▸ **OBJECTIVE**:
Reproduce nothing but the lines from the one with "Output the Python" through the one with "PH = H - MT - MB", exactly and with both ends. Omit pictures.

▸ **GIVEN RECORDS**:
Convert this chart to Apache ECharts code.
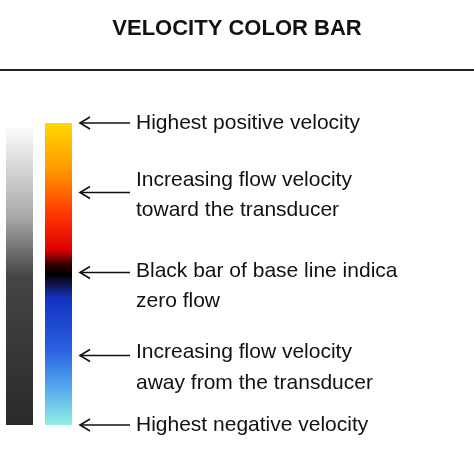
---
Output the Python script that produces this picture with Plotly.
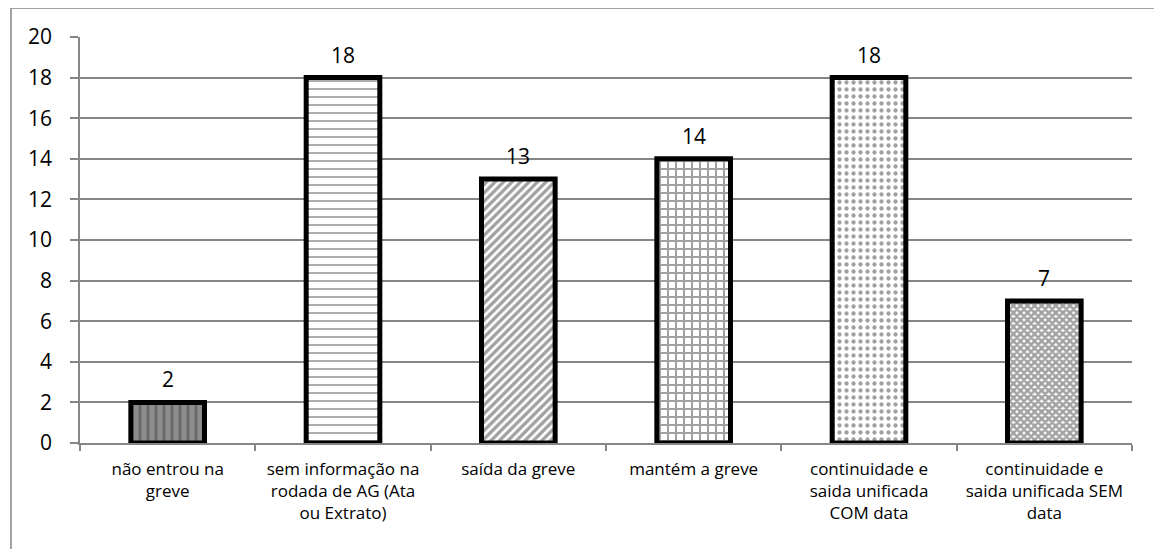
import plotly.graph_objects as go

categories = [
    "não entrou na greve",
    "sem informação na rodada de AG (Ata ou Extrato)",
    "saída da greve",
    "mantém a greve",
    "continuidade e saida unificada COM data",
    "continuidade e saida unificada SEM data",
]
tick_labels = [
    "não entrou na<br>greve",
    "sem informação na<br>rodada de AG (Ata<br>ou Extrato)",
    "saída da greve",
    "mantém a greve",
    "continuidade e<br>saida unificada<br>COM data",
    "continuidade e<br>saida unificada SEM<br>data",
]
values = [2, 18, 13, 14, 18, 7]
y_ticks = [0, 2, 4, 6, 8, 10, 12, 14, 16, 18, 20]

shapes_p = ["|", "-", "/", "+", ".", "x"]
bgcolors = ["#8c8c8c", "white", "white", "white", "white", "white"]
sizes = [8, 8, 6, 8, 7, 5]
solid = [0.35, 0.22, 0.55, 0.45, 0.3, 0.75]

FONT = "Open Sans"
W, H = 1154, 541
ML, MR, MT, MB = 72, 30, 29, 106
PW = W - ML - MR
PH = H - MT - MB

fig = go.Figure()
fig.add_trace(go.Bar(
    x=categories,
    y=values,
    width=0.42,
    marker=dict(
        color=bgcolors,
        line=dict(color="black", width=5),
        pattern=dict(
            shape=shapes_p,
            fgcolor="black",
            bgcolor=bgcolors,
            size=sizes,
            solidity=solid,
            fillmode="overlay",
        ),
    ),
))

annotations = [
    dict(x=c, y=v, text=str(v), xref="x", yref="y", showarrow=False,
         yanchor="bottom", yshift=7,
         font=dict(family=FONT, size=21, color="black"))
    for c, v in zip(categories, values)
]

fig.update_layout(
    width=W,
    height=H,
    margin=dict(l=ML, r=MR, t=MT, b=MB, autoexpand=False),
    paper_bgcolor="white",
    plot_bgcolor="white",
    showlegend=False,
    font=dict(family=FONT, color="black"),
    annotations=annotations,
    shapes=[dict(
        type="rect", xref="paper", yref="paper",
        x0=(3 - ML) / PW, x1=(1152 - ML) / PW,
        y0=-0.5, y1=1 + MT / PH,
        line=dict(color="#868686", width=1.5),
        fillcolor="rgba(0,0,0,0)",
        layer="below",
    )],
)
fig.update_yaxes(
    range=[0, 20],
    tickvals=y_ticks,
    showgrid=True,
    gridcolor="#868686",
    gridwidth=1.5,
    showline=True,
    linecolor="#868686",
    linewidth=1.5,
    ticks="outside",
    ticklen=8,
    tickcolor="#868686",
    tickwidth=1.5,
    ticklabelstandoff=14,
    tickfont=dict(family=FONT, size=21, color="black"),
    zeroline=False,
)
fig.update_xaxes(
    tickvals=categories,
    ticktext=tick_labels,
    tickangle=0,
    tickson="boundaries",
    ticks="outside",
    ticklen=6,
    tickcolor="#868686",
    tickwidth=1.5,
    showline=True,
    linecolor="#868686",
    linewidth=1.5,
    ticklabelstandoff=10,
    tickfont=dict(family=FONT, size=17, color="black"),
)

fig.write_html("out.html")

▸ **RESPONSE TO THIS TASK**:
Output the Python script that produces this picture with Plotly.
import plotly.graph_objects as go

categories = [
    "não entrou na greve",
    "sem informação na rodada de AG (Ata ou Extrato)",
    "saída da greve",
    "mantém a greve",
    "continuidade e saida unificada COM data",
    "continuidade e saida unificada SEM data",
]
tick_labels = [
    "não entrou na<br>greve",
    "sem informação na<br>rodada de AG (Ata<br>ou Extrato)",
    "saída da greve",
    "mantém a greve",
    "continuidade e<br>saida unificada<br>COM data",
    "continuidade e<br>saida unificada SEM<br>data",
]
values = [2, 18, 13, 14, 18, 7]
y_ticks = [0, 2, 4, 6, 8, 10, 12, 14, 16, 18, 20]

shapes_p = ["|", "-", "/", "+", ".", "x"]
bgcolors = ["#8c8c8c", "white", "white", "white", "white", "white"]
sizes = [8, 8, 6, 8, 7, 5]
solid = [0.35, 0.22, 0.55, 0.45, 0.3, 0.75]

FONT = "Open Sans"
W, H = 1154, 541
ML, MR, MT, MB = 72, 30, 29, 106
PW = W - ML - MR
PH = H - MT - MB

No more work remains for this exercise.